The global semiconductor fabrication materials market crossed $78 billion in 2024 and is tracking toward $120 billion by 2034, driven by extreme ultraviolet lithography scaling, gate-all-around transistor architectures, and reshored capacity in the United States, Europe, and Japan. The shift is not incremental. Materials intensity per wafer at 3nm and below runs 2.3x the cost structure of 7nm nodes, with photoresist, high-k metal gate stacks, and atomic layer deposition precursors accounting for 67% of the incremental spend. TSMC's Arizona fabs, Samsung's Texas expansion, and Intel's Ohio complex are each specifying materials portfolios that didn't exist at commercial scale three years ago.

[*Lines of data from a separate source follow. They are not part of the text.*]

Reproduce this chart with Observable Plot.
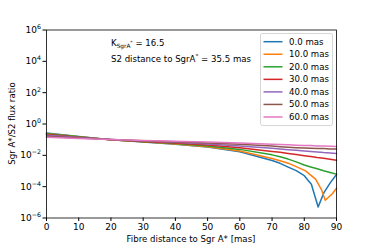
<!DOCTYPE html>
<html><head><meta charset="utf-8">
<script src="https://cdn.jsdelivr.net/npm/d3@7"></script>
<script src="https://cdn.jsdelivr.net/npm/@observablehq/plot@0.6"></script>
<style>
html,body{margin:0;padding:0;background:#fff;}
svg{font-family:"DejaVu Sans",sans-serif;}
</style>
</head><body>
<div id="chart"></div>
<script>
// Series labels (offset of S2 in mas) and colours
const seriesNames = ["0.0 mas","10.0 mas","20.0 mas","30.0 mas","40.0 mas","50.0 mas","60.0 mas"];
const seriesColors = ["#1f77b4","#ff7f0e","#2ca02c","#d62728","#9467bd","#8c564b","#e377c2"];

// Sample positions along the fibre distance (mas)
const xsCommon = [0,10,20,30,40,50,60,70,72.5,75,77.5,80,82,84,86,88,90];
const xs0  = [0,10,20,30,40,50,60,70,72.5,75,77.5,80,82.2,84.3,86.1,88.1,90];
const xs10 = [0,10,20,30,40,50,60,70,72.5,75,77.5,80.4,83.5,85.3,86.5,88.7,90];
// log10 flux ratio
const log0  = [-0.58,-0.80,-1.01,-1.15,-1.29,-1.47,-1.77,-2.33,-2.51,-2.75,-2.98,-3.30,-3.85,-5.30,-4.38,-3.74,-3.22];
const log10m= [-0.60,-0.81,-1.00,-1.14,-1.28,-1.45,-1.72,-2.20,-2.34,-2.50,-2.72,-2.99,-3.52,-4.17,-4.87,-4.45,-4.10];
const log20 = [-0.63,-0.82,-1.00,-1.13,-1.25,-1.40,-1.62,-1.97,-2.09,-2.24,-2.42,-2.62,-2.74,-2.86,-2.98,-3.09,-3.20];
const log30 = [-0.67,-0.84,-1.00,-1.11,-1.21,-1.34,-1.51,-1.75,-1.81,-1.88,-1.95,-2.02,-2.08,-2.14,-2.19,-2.25,-2.31];
const log40 = [-0.72,-0.86,-0.99,-1.09,-1.17,-1.28,-1.40,-1.55,-1.60,-1.64,-1.68,-1.72,-1.75,-1.78,-1.82,-1.85,-1.88];
const log50 = [-0.78,-0.89,-0.99,-1.07,-1.13,-1.21,-1.30,-1.41,-1.45,-1.48,-1.51,-1.53,-1.54,-1.56,-1.57,-1.59,-1.60];
const log60 = [-0.84,-0.92,-0.99,-1.05,-1.10,-1.15,-1.22,-1.29,-1.31,-1.33,-1.35,-1.37,-1.38,-1.40,-1.41,-1.42,-1.44];
const seriesLogs = [log0,log10m,log20,log30,log40,log50,log60];
const seriesXs = [xs0,xs10,xsCommon,xsCommon,xsCommon,xsCommon,xsCommon];

const yTicks = [1e-6,1e-4,1e-2,1e0,1e2,1e4,1e6];
const yTickExps = ["−6","−4","−2","0","2","4","6"];
const xTicks = [0,10,20,30,40,50,60,70,80,90];

const rows = [];
seriesLogs.forEach((arr, i) => arr.forEach((v, j) => rows.push({s: seriesNames[i], x: seriesXs[i][j], y: Math.pow(10, v)})));

const W = 374, H = 249, mL = 46, mR = 38, mT = 29.5, mB = 31.5;
const FS = 8.6, TFS = 9;

const chart = Plot.plot({
  width: W, height: H,
  marginLeft: mL, marginRight: mR, marginTop: mT, marginBottom: mB,
  style: {fontFamily: "DejaVu Sans, sans-serif", fontSize: FS + "px", background: "#fff", color: "#000"},
  x: {domain: [0, 90]},
  y: {type: "log", domain: [1e-6, 1e6]},
  color: {domain: seriesNames, range: seriesColors},
  marks: [
    Plot.line(rows, {x: "x", y: "y", z: "s", stroke: "s", strokeWidth: 1.5}),
    Plot.frame({stroke: "#000", strokeWidth: 0.8}),
    Plot.axisX({ticks: xTicks, tickSize: 3.5, tickPadding: 2.5, label: null, fontSize: TFS}),
    Plot.axisY({ticks: yTicks, tickSize: 3.5, tickPadding: 2, label: null, fontSize: TFS,
      tickFormat: d => "10|" + yTickExps[yTicks.findIndex(t => Math.abs(Math.log10(t) - Math.log10(d)) < 1e-6)]})
  ]
});
document.getElementById("chart").appendChild(chart);

const svg = d3.select(chart);
// rebuild y tick labels as 10 with a superscript exponent
svg.selectAll("text").each(function () {
  const t = this.textContent;
  if (t && t.startsWith("10|")) {
    const e = t.slice(3);
    const sel = d3.select(this);
    sel.text(null);
    sel.append("tspan").text("10");
    sel.append("tspan").attr("font-size", 6.3).attr("dy", -3.8).text(e);
  }
});

// axis labels
svg.append("text").attr("x", 191).attr("y", 242)
  .attr("text-anchor", "middle").attr("font-size", FS).attr("fill", "#000")
  .text("Fibre distance to Sgr A* [mas]");
svg.append("text").attr("transform", `translate(12,${mT + (H - mT - mB) / 2}) rotate(-90)`)
  .attr("text-anchor", "middle").attr("dy", "0.35em").attr("font-size", FS).attr("fill", "#000")
  .text("Sgr A*/S2 flux ratio");

// annotations
const t1 = svg.append("text").attr("x", 111).attr("y", 46).attr("text-anchor", "start").attr("font-size", FS).attr("fill", "#000");
t1.append("tspan").text("K");
t1.append("tspan").attr("font-size", 5.8).attr("dy", 1.8).text("SgrA");
t1.append("tspan").attr("font-size", 4.6).attr("dy", -3.5).text("*");
t1.append("tspan").attr("dy", 1.7).text(" = 16.5");
const t2 = svg.append("text").attr("x", 111).attr("y", 61.5).attr("text-anchor", "start").attr("font-size", FS).attr("fill", "#000");
t2.append("tspan").text("S2 distance to SgrA");
t2.append("tspan").attr("font-size", 5.8).attr("dy", -3.5).text("*");
t2.append("tspan").attr("dy", 3.5).text(" = 35.5 mas");

// legend
const lg = svg.append("g").attr("text-anchor", "start");
lg.append("rect").attr("x", 260.5).attr("y", 33.5).attr("width", 72).attr("height", 92)
  .attr("rx", 2).attr("fill", "#fff").attr("fill-opacity", 0.8).attr("stroke", "#ccc").attr("stroke-width", 0.8);
seriesNames.forEach((n, i) => {
  const y = 41.7 + i * 12.55;
  lg.append("line").attr("x1", 263.5).attr("x2", 282.5).attr("y1", y).attr("y2", y)
    .attr("stroke", seriesColors[i]).attr("stroke-width", 1.5);
  lg.append("text").attr("x", 289).attr("y", y).attr("dy", "0.35em").attr("text-anchor", "start")
    .attr("font-size", FS).attr("fill", "#000").text(n);
});
</script>
</body></html>
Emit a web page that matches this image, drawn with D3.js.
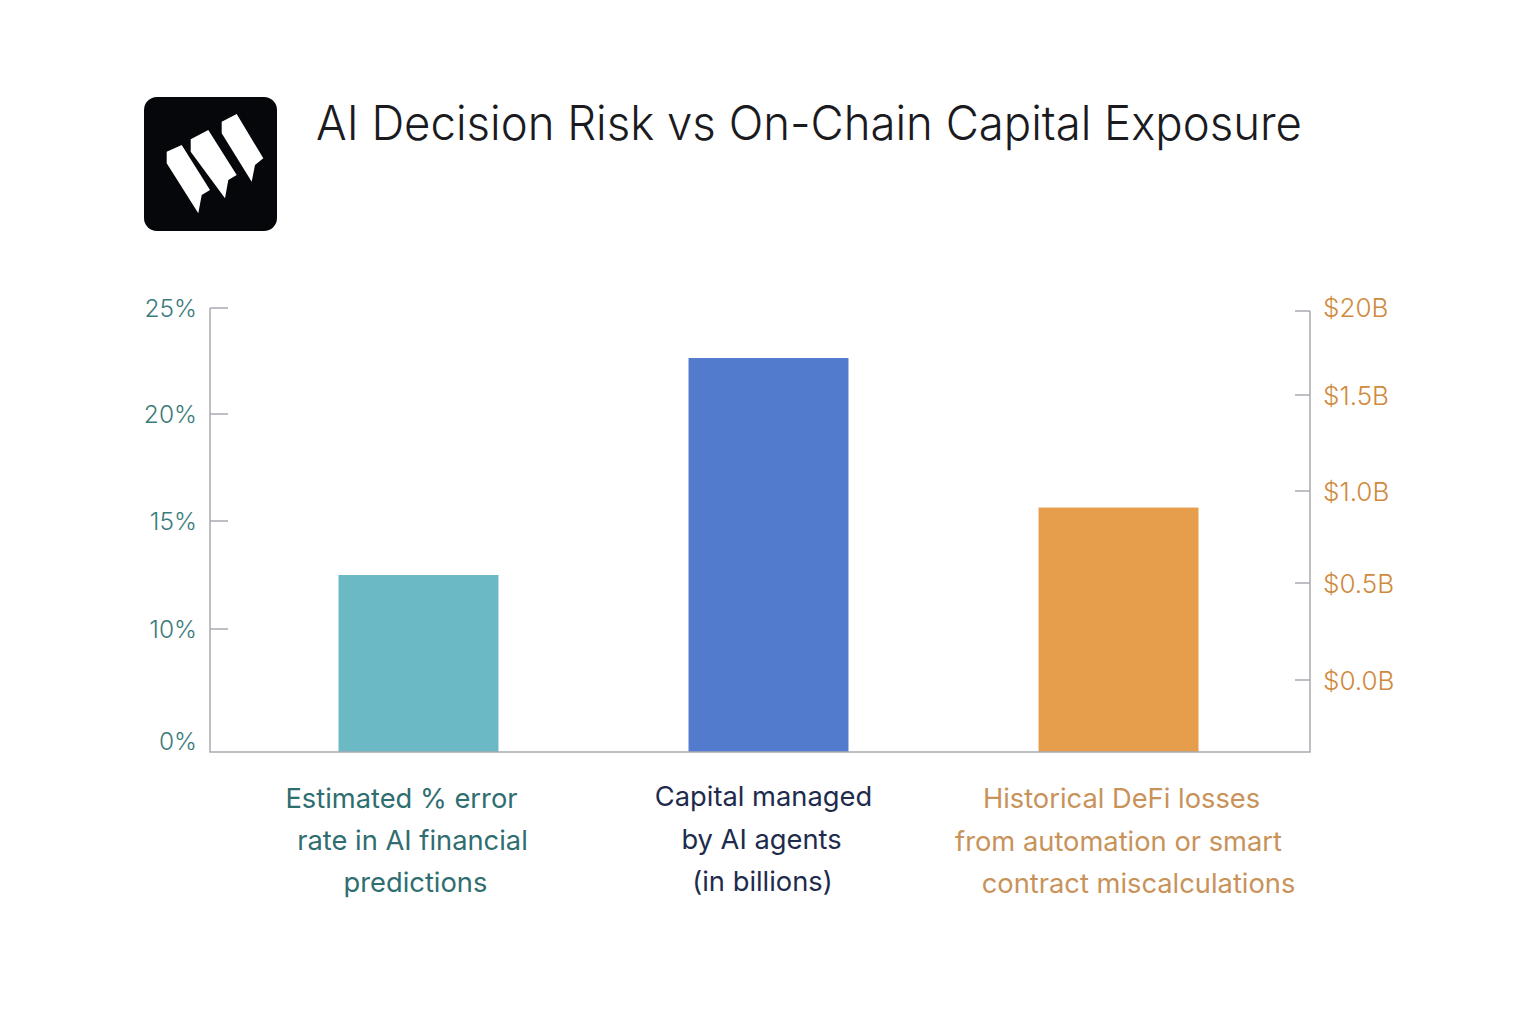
<!DOCTYPE html>
<html>
<head>
<meta charset="utf-8">
<script src="https://cdn.jsdelivr.net/npm/d3@7/dist/d3.min.js"></script>
<style>
  html, body { margin: 0; padding: 0; background: #ffffff; }
  svg { display: block; }
  text { font-family: Inter, "Open Sans", "Noto Sans", sans-serif; font-weight: 300; }
  text.cat { font-weight: 400; }
</style>
</head>
<body>
<svg id="chart" width="1536" height="1024"></svg>
<script>
// ---- data ----
const title = "AI Decision Risk vs On-Chain Capital Exposure";
const categories = ["error", "capital", "losses"];
const categoryLabels = [
  ["Estimated % error", "rate in AI financial", "predictions"],
  ["Capital managed", "by AI agents", "(in billions)"],
  ["Historical DeFi losses", "from automation or smart", "contract miscalculations"]
];
const values = [12.5, 1.72, 0.91];          // % error, $B managed, $B losses
const valueAxis = ["left", "right", "right"]; // which axis each bar reads from
const leftTicks = [0, 10, 15, 20, 25];
const leftTickLabels = ["0%", "10%", "15%", "20%", "25%"];
const rightTicks = [0, 0.5, 1.0, 1.5, 2.0];
const rightTickLabels = ["$0.0B", "$0.5B", "$1.0B", "$1.5B", "$20B"];
const barColors = ["#6bb9c4", "#527bce", "#e69d4c"];
const labelColors = ["#2f6e70", "#1e2b4d", "#c8935a"];

// ---- layout ----
const svg = d3.select("#chart");
const X0 = 210, X1 = 1310, YTOP = 308, YBASE = 752;

// title + logo
svg.append("text")
  .attr("x", 316).attr("y", 140)
  .attr("font-size", 48)
  .attr("fill", "#1b1b1f")
  .attr("textLength", 986).attr("lengthAdjust", "spacingAndGlyphs")
  .text(title);

const logo = svg.append("g");
logo.append("rect").attr("x", 144).attr("y", 97).attr("width", 133).attr("height", 134)
  .attr("rx", 13).attr("fill", "#06070a");
const ribbons = [
  [[166.7,151.7],[181.7,145],[210,190],[201.7,195],[198.3,213.3],[166.7,163.3]],
  [[190.7,139.3],[208.3,130],[236.7,175],[228.3,180],[225,198.3],[190.7,151.7]],
  [[221.7,121.7],[236.7,114],[263.3,158.3],[255,165],[251.7,181.7],[221.7,133.3]]
];
logo.selectAll("path.rib").data(ribbons).join("path")
  .attr("d", d => d3.line()(d) + "Z").attr("fill", "#ffffff");

// scales (piecewise, as drawn in the reference)
const yLeft = d3.scaleLinear().domain(leftTicks).range([752, 629, 521, 414, 308]);
const yRight = d3.scaleLinear().domain(rightTicks).range([680, 583, 491, 395, 311]);
const x = d3.scaleBand().domain(categories).range([219.5, 1317.5])
  .paddingInner(0.543).paddingOuter(0.34);

// bars
svg.selectAll("rect.bar").data(categories).join("rect")
  .attr("class", "bar")
  .attr("x", d => x(d))
  .attr("width", x.bandwidth())
  .attr("y", (d, i) => (valueAxis[i] === "left" ? yLeft : yRight)(values[i]))
  .attr("height", (d, i) => YBASE - (valueAxis[i] === "left" ? yLeft : yRight)(values[i]))
  .attr("fill", (d, i) => barColors[i]);

// axes lines
const axisColor = "#a7aab1";
const ax = svg.append("g").attr("stroke", axisColor).attr("stroke-width", 1.5).attr("fill", "none");
ax.append("path").attr("d", `M${X0},${YTOP}V${YBASE}H${X1}V${yRight(2.0)}`);

// left ticks
const lt = svg.append("g");
leftTicks.forEach((v, i) => {
  const y = yLeft(v);
  if (v !== 0) {
    lt.append("line").attr("x1", X0).attr("x2", X0 + 18).attr("y1", y).attr("y2", y)
      .attr("stroke", axisColor).attr("stroke-width", 1.5);
  }
  lt.append("text").attr("x", 197).attr("y", Math.min(y, YBASE - 11))
    .attr("text-anchor", "end").attr("dominant-baseline", "central")
    .attr("font-size", 24.5).attr("fill", "#3c7b7c").text(leftTickLabels[i]);
});

// right ticks
const rt = svg.append("g");
rightTicks.forEach((v, i) => {
  const y = yRight(v);
  rt.append("line").attr("x1", X1 - 15).attr("x2", X1).attr("y1", y).attr("y2", y)
    .attr("stroke", axisColor).attr("stroke-width", 1.5);
  rt.append("text").attr("x", 1323).attr("y", v === 2.0 ? y - 4 : y)
    .attr("text-anchor", "start").attr("dominant-baseline", "central")
    .attr("font-size", 26).attr("fill", "#d08a3d").text(rightTickLabels[i]);
});

// category labels
const lineOffsets = [[-17, -6, -3], [-5, -7, -6], [3, 0, 20]];
const lineY = [[798, 840, 882], [796, 839, 881], [798, 841, 883]];
categories.forEach((c, i) => {
  const cx = x(c) + x.bandwidth() / 2;
  categoryLabels[i].forEach((ln, j) => {
    svg.append("text").attr("class", "cat")
      .attr("x", cx + lineOffsets[i][j]).attr("y", lineY[i][j])
      .attr("text-anchor", "middle").attr("dominant-baseline", "central")
      .attr("font-size", 27.3).attr("fill", labelColors[i])
      .text(ln);
  });
});
</script>
</body>
</html>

Three forces converged in the past eighteen months. First, EUV lithography transitioned from early adoption to volume manufacturing, requiring chemically amplified resists with sub-13nm resolution and defect densities below 0.01 per square centimeter. Second, gate-all-around field-effect transistors replaced FinFETs at the 3nm node, demanding cobalt interconnects, ruthenium liners, and selective etch chemistries with angstrom-level precision. Third, the CHIPS Act and EU Chips Act allocated $105 billion in combined subsidies, pulling 18 new fabs into construction with first-silicon dates between Q4 2025 and Q2 2027. Each fab carries a materials qualification cycle of 14 to 22 months, locking in supply agreements before the first wafer runs.
Materials margin structure is bifurcating. Commodity silicon wafers and standard wet chemicals face pricing pressure as Chinese suppliers expand polysilicon and electronic-grade chemical output. Meanwhile, advanced materials suppliers—Tokyo Ohka Kogyo for EUV resists, JSR for CMP slurries, Air Products for specialty gases—are posting gross margins above 48% on products with fewer than four qualified global suppliers. The margin delta between trailing-edge and leading-edge materials widened 870 basis points since 2021. Allocators tracking this sector are watching sole-source contracts for next-generation high-NA EUV resists and selective atomic layer etch precursors, where a single qualified vendor can command 62% gross margins and seven-year lock-in terms.
Geopolitical fragmentation accelerates spend. The U.S. Department of Commerce's Final Rule on semiconductors and microelectronics, effective October 2024, restricts Chinese access to materials and equipment for sub-14nm production. Japan's export controls on fluorinated polyimides and photoresist precursors tightened in March 2024. South Korea is negotiating independent supply agreements with European chemical manufacturers to reduce dependency on Japanese materials, particularly after Tokyo Electron and JSR restricted shipments during the 2019 trade dispute. Every major foundry now qualifies at least two regional suppliers per critical material category, adding $340 million in dual-qualification costs across the industry in 2024 alone.
Operators and allocators should watch three specific signals over the next nine months. First, TSMC's Arizona Fab 21 Phase 1 qualification results, expected by July 2025, will confirm whether U.S.-based materials suppliers can meet 3nm yield targets or if the fab requires Japanese imports under national security waivers. Second, Intel's 18A node tapeouts in Q2 2025 will reveal whether PowerVia backside power delivery and RibbonFET gate structures require entirely new materials classes, potentially opening $4.2 billion in incremental annual spend. Third, high-NA EUV tool installations at Intel and TSMC in late 2025 will test whether current photoresist formulations achieve 0.55 numerical aperture imaging or if ASML's roadmap delays cascade into materials revenue deferrals.
The market is not waiting for confirmation. Air Products announced a $650 million specialty materials complex in Arizona in November 2024, co-located with TSMC's fabs. Merck KGaA is expanding its semiconductor materials production in Taiwan and South Korea, adding $470 million in capacity by Q3 2026. The capital cycle in this sector runs 24 to 36 months ahead of chip production, meaning Q1 2025 materials capex announcements are already pricing in 2027-2028 wafer starts.
The takeaway
Advanced fab materials hit **$120B** by 2034, with leading-edge chemistries commanding **48%+** margins and **14-month** qualification lockouts.